During the latter half of December my good luck finally ran out and I weathered the inconvenience of a long siege of Covid, testing positive for well over a week with a stuffy head, a hacking cough, and a constantly running nose.  I have no idea how or where I picked up the virus, but I was not over concerned.  I know many who have dealt with Covid to one degree or another, and I figured that even if I was positive, knowing I was vaccinated and fully boosted reassured me that I would weather this siege.  Then, a few days after I tested positive, my wife did too.  Her case was relatively mild compared to mine, but we kept our distance with me sequestered in the downstairs den with the TV and my books, and SallyAnn remained in our upstairs bedroom and studio (also with a TV and all of her projects close at hand).  We read and watched movies and we both completed the five-day Paxlovid cocktail and gradually saw improvement in our conditions.  That said, this year’s Christmas celebration was a complete wash as plans to gather with family and friends were cancelled, or at least postponed, until everyone was healthy again.

And now we are both finally testing negative for a few days, and we have left the chilly and damp north behind us, traveling to warmer climes . . . a small casita in the vicinity of Micanopy, about a half hour south of Gainesville, Florida which has long been our base of operations during visits to the Sunshine State.  Florida has always been a big part of my life having vacationed here for decades and having spent my undergraduate college years at Florida Southern College, if for no other reason that I was quickly growing tired of those tedious Midwestern winters.   It was here I met my wife of 48 years, a native Florida gal.  Many of us, including my younger self, think of Florida as a place of sun and fun, a place to escape to when life elsewhere in America has grown old and tiresome.
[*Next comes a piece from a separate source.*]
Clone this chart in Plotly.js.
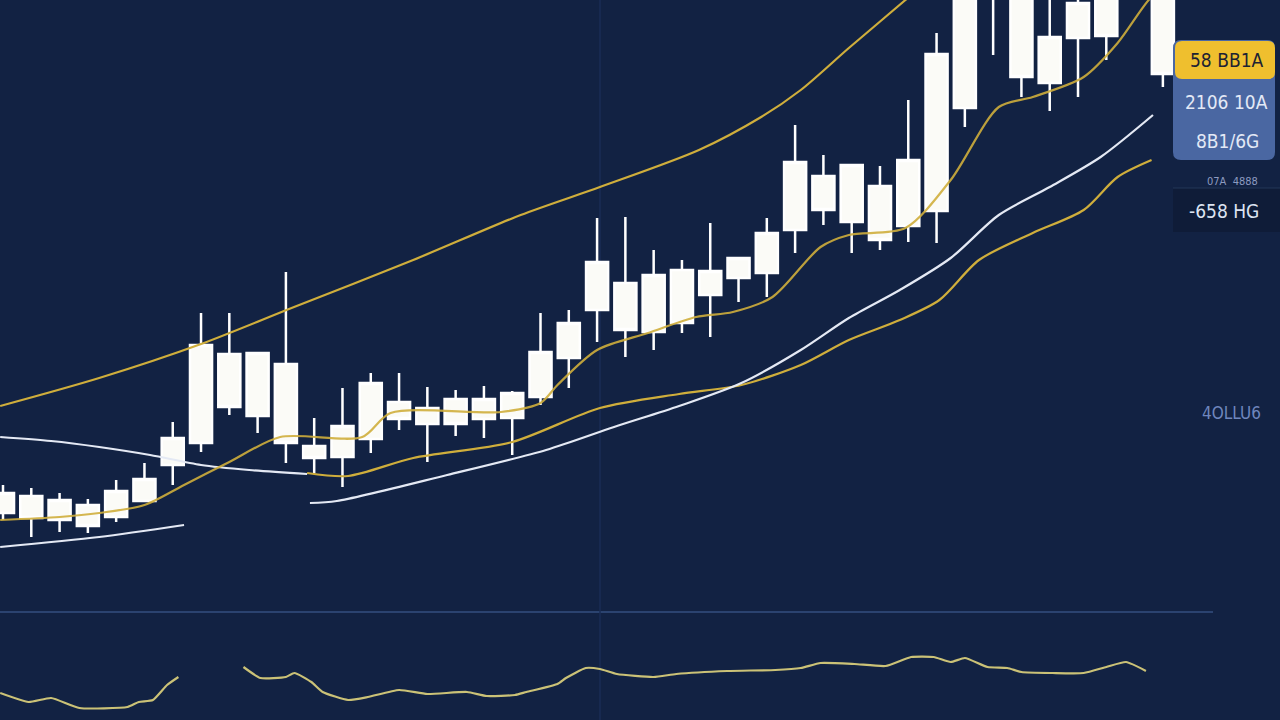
<!DOCTYPE html>
<html>
<head>
<meta charset="utf-8">
<script src="https://cdn.plot.ly/plotly-3.0.1.min.js"></script>
<style>
  html, body { margin: 0; padding: 0; background: #122243; }
  #chart { width: 1280px; height: 720px; }
</style>
</head>
<body>
<div id="chart"></div>
<script>
// ---- Price candles (one per session index) ----
const sessions = [0,1,2,3,4,5,6,7,8,9,10,11,12,13,14,15,16,17,18,19,20,21,22,23,24,25,26,27,28,29,30,31,32,33,34,35,36,37,38,39,40,41];
const openP  = [28.7,30.4,28.0,29.5,28.3,29.9,33.5,35.7,44.6,38.4,43.6,35.4,34.3,36.1,39.8,37.6,40.1,38.1,38.2,40.3,44.2,49.0,51.7,46.8,53.0,50.5,52.2,52.7,57.0,62.4,57.8,61.4,57.4,58.9,69.2,81.0,82.0,71.7,76.2,82.5,null,83.0];
const highP  = [31.5,31.2,30.7,30.1,32.0,33.7,37.8,48.7,48.7,44.7,52.8,38.2,41.2,42.7,42.7,41.3,41.0,41.4,40.9,48.7,49.0,58.2,58.3,55.0,54.0,57.7,54.3,58.2,67.5,64.5,63.5,63.4,70.0,76.7,85.0,88.0,84.0,81.0,82.0,84.5,null,85.0];
const lowP   = [28.0,26.3,26.8,26.7,27.8,29.8,31.5,34.8,38.5,36.7,33.7,32.7,31.3,34.7,37.0,33.8,36.4,36.2,34.5,39.5,41.2,45.8,44.3,45.0,46.7,46.3,49.8,50.3,54.7,57.5,54.7,55.0,55.8,55.7,67.3,74.5,70.3,68.9,70.3,74.0,null,71.3];
const closeP = [30.7,28.2,30.0,27.4,30.9,32.1,36.2,45.5,39.3,44.7,35.7,34.2,37.4,41.7,38.1,39.2,37.6,40.1,40.7,44.8,47.7,53.8,47.0,52.5,47.7,52.9,54.2,56.7,63.8,59.0,63.5,56.0,64.0,74.6,83.0,86.0,72.3,76.3,79.7,76.4,null,72.6];

// ---- Overlay lines (session index, price) ----
const upperBandX = [-0.1,3.4,7.0,10.2,14.5,18.3,21.1,24.6,26.8,28.2,29.9,31.9,33.1];
const upperBandY = [39.4,42.2,45.6,49.2,54.0,58.5,61.3,65.0,68.3,71.0,75.2,80.0,83.0];

const fastAvgX = [-0.1,2.0,3.4,5.0,6.4,8.0,9.8,12.7,13.7,17.6,19.0,19.6,21.0,22.8,24.5,25.8,27.2,28.9,29.9,31.9,33.5,35.2,36.4,38.2,39.4,40.5,41.3];
const fastAvgY = [28.0,28.3,28.7,29.5,31.5,33.8,36.3,36.3,38.7,38.8,39.7,41.5,45.0,46.7,48.3,48.8,50.3,55.3,56.5,57.2,62.0,69.3,70.3,72.3,75.7,80.0,82.0];

const earlyAvgX = [-0.1,1.7,3.4,5.2,7.0,8.7,10.75];
const earlyAvgY = [36.3,35.9,35.3,34.5,33.5,33.0,32.6];

const lowerBandX = [10.75,12.2,14.5,18.0,21.1,23.9,26.1,28.2,29.9,31.7,33.1,34.5,36.4,38.2,39.4,40.6];
const lowerBandY = [32.7,32.4,34.2,35.8,39.2,40.6,41.5,43.5,46.0,48.0,50.0,54.0,56.7,59.0,62.3,64.0];

const slowAvgX = [10.85,11.8,15.7,19.2,21.6,23.9,26.1,28.2,29.9,31.7,33.5,35.2,37.0,38.8,40.65];
const slowAvgY = [29.7,29.9,32.5,35.0,37.3,39.4,41.7,45.0,48.2,51.0,54.2,58.5,61.3,64.3,68.5];

const baseAvgX = [-0.1,3.4,6.4];
const baseAvgY = [25.3,26.3,27.5];

// ---- Lower oscillator panel ----
const oscX = [-0.1,0.9,1.7,2.7,4.4,4.8,5.3,5.8,6.2,7.3,8.5,9.1,10.0,10.3,10.9,11.3,12.2,12.9,14.0,15.0,16.4,17.1,18.1,18.5,19.6,19.9,20.6,21.1,21.7,23.0,23.8,25.6,27.3,28.2,28.9,30.1,31.2,32.1,32.9,33.5,34.0,34.8,35.5,36.0,37.1,38.2,39.0,39.7,40.4];
const oscY = [27,18,22,12,13,18,20,35,43,null,53,42,43,47,38,28,20,23,30,26,28,24,25,28,36,42,52,51,46,43,46,49,50,52,57,56,54,63,63,58,62,53,52,48,47,47,53,58,49];

// ---- Side labels ----
const tagPrice  = '58 BB1A';
const tagLines  = ['2106 10A', '8B1/6G'];
const tagSmall  = '07A  4888';
const tagChange = '-658 HG';
const tagMid    = '4OLLU6';

const GOLD = '#cfae3c';
const WHITE_LINE = '#e4e9f4';
const BG = '#122243';
const NARROW = 'Liberation Sans Narrow, DejaVu Sans Condensed, Roboto, sans-serif';

function line(x, y, color, width, extra) {
  return Object.assign({
    type: 'scatter', mode: 'lines', x: x, y: y,
    line: { color: color, width: width, shape: 'spline', smoothing: 0.8 },
    hoverinfo: 'skip', showlegend: false, xaxis: 'x', yaxis: 'y'
  }, extra || {});
}

const traces = [
  line(upperBandX, upperBandY, GOLD, 2.2),
  line(earlyAvgX, earlyAvgY, WHITE_LINE, 2.2),
  line(baseAvgX, baseAvgY, WHITE_LINE, 2.2),
  line(lowerBandX, lowerBandY, GOLD, 2.2),
  line(slowAvgX, slowAvgY, WHITE_LINE, 2.2),
  {
    type: 'candlestick', x: sessions,
    open: openP, high: highP, low: lowP, close: closeP,
    increasing: { line: { color: '#ffffff', width: 2.5 }, fillcolor: '#fbfbf7' },
    decreasing: { line: { color: '#ffffff', width: 2.5 }, fillcolor: '#fbfbf7' },
    whiskerwidth: 0, hoverinfo: 'skip', showlegend: false, xaxis: 'x', yaxis: 'y'
  },
  line(fastAvgX, fastAvgY, GOLD, 2.2, { opacity: 0.9 }),
  {
    type: 'scatter', mode: 'lines', x: oscX, y: oscY,
    line: { color: '#cbc277', width: 2.2, shape: 'spline', smoothing: 0.5 },
    connectgaps: false, hoverinfo: 'skip', showlegend: false, xaxis: 'x', yaxis: 'y2'
  }
];

// pixel helpers for the side tags (paper coordinates)
const px = v => v / 1280;
const py = v => 1 - v / 720;

function roundRect(x0, y0, x1, y1, r) {
  const X = v => px(v), Y = v => py(v);
  return `M ${X(x0 + r)} ${Y(y0)} L ${X(x1 - r)} ${Y(y0)} Q ${X(x1)} ${Y(y0)} ${X(x1)} ${Y(y0 + r)} ` +
         `L ${X(x1)} ${Y(y1 - r)} Q ${X(x1)} ${Y(y1)} ${X(x1 - r)} ${Y(y1)} L ${X(x0 + r)} ${Y(y1)} ` +
         `Q ${X(x0)} ${Y(y1)} ${X(x0)} ${Y(y1 - r)} L ${X(x0)} ${Y(y0 + r)} Q ${X(x0)} ${Y(y0)} ${X(x0 + r)} ${Y(y0)} Z`;
}

const shapes = [
  // panel divider and faint vertical guide
  { type: 'line', xref: 'paper', yref: 'paper', x0: 0, x1: px(1213), y0: py(612), y1: py(612),
    line: { color: '#2b4370', width: 2 }, layer: 'below' },
  { type: 'line', xref: 'paper', yref: 'paper', x0: px(600), x1: px(600), y0: 0, y1: 1,
    line: { color: '#1a2d55', width: 1.5 }, layer: 'below' },
  // price tag boxes
  { type: 'path', xref: 'paper', yref: 'paper', path: roundRect(1173, 40, 1275, 160, 8),
    fillcolor: '#4a67a2', line: { width: 0 } },
  { type: 'path', xref: 'paper', yref: 'paper', path: roundRect(1175, 41, 1275, 79, 7),
    fillcolor: '#efbf2e', line: { width: 0 } },
  { type: 'rect', xref: 'paper', yref: 'paper', x0: px(1173), x1: px(1280), y0: py(232), y1: py(188),
    fillcolor: '#0f1c38', line: { width: 0 } },
  { type: 'line', xref: 'paper', yref: 'paper', x0: px(1173), x1: px(1280), y0: py(188), y1: py(188),
    line: { color: '#223658', width: 1 } }
];

function tag(text, x, y, size, color) {
  return { xref: 'paper', yref: 'paper', x: px(x), y: py(y), xanchor: 'center', yanchor: 'middle',
           text: text, showarrow: false, font: { family: NARROW, size: size, color: color } };
}

const annotations = [
  tag(tagPrice, 1227, 60, 19, '#1c2233'),
  tag(tagLines[0], 1226, 102, 19, '#e3e9f6'),
  tag(tagLines[1], 1227, 141, 19, '#e3e9f6'),
  tag(tagSmall, 1232, 181, 11, '#8d9bc0'),
  tag(tagChange, 1224, 211, 19, '#dde4f2'),
  tag(tagMid, 1231, 413, 17, '#6f86bd')
];

const layout = {
  width: 1280, height: 720,
  margin: { l: 0, r: 0, t: 0, b: 0, pad: 0 },
  paper_bgcolor: BG, plot_bgcolor: BG,
  showlegend: false,
  boxgap: 0.22, boxgroupgap: 0,
  xaxis: { range: [-0.106, 45.14], visible: false, showgrid: false, zeroline: false,
           rangeslider: { visible: false }, fixedrange: true },
  yaxis: { domain: [0.15, 1], range: [18.8, 80], visible: false, showgrid: false, zeroline: false, fixedrange: true },
  yaxis2: { domain: [0, 0.15], range: [0, 108], visible: false, showgrid: false, zeroline: false, fixedrange: true },
  shapes: shapes,
  annotations: annotations
};

Plotly.newPlot('chart', traces, layout, { displayModeBar: false, staticPlot: true });
</script>
</body>
</html>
Yet for the natives, Florida can become just as old and tiresome . . . just a place to be.  “Florida is a transient state in which too many rootless people dare nothing for the past nor this state’s future.” write Floridian writer Randy Wayne White in his novel Ten Thousand Island (2000).  “Florida is a vacation destination or a retirement place, as temporary as time spent in a bus station . . . Like a bus station, Florida attracts con men and predators.  It always has, Florida always will.”

Over the past five decades we have made countless trips down Interstate 95 from Washington, DC to points in northern and central Florida.  And it seems to me that Mr. White has captured the essence of what we have found.  In contrast to my college days here, Florida has become a much redder state than it was in the past.  Still, I try to look beyond this fact.  There is still so much I love about this place . . . perhaps the edgiest edge of America there is.  What better place to shake off the bug that bit us?

Perhaps this is not the best time to be traveling and we are taking extra precautions to minimize our contact with other people.  We mask up when we are out in public areas and avoiding restaurants unless we can eat alfresco.  The last thing we want is to weather another bout with the coronavirus.   We were lucky the first time around.  Maybe not so much should it strike again.  Don’t bet your life on it.  When in doubt, always mask up!!  

Sunday, January 1, 2023

Wishing everyone a very happy, safe, and healthy New Year 2023!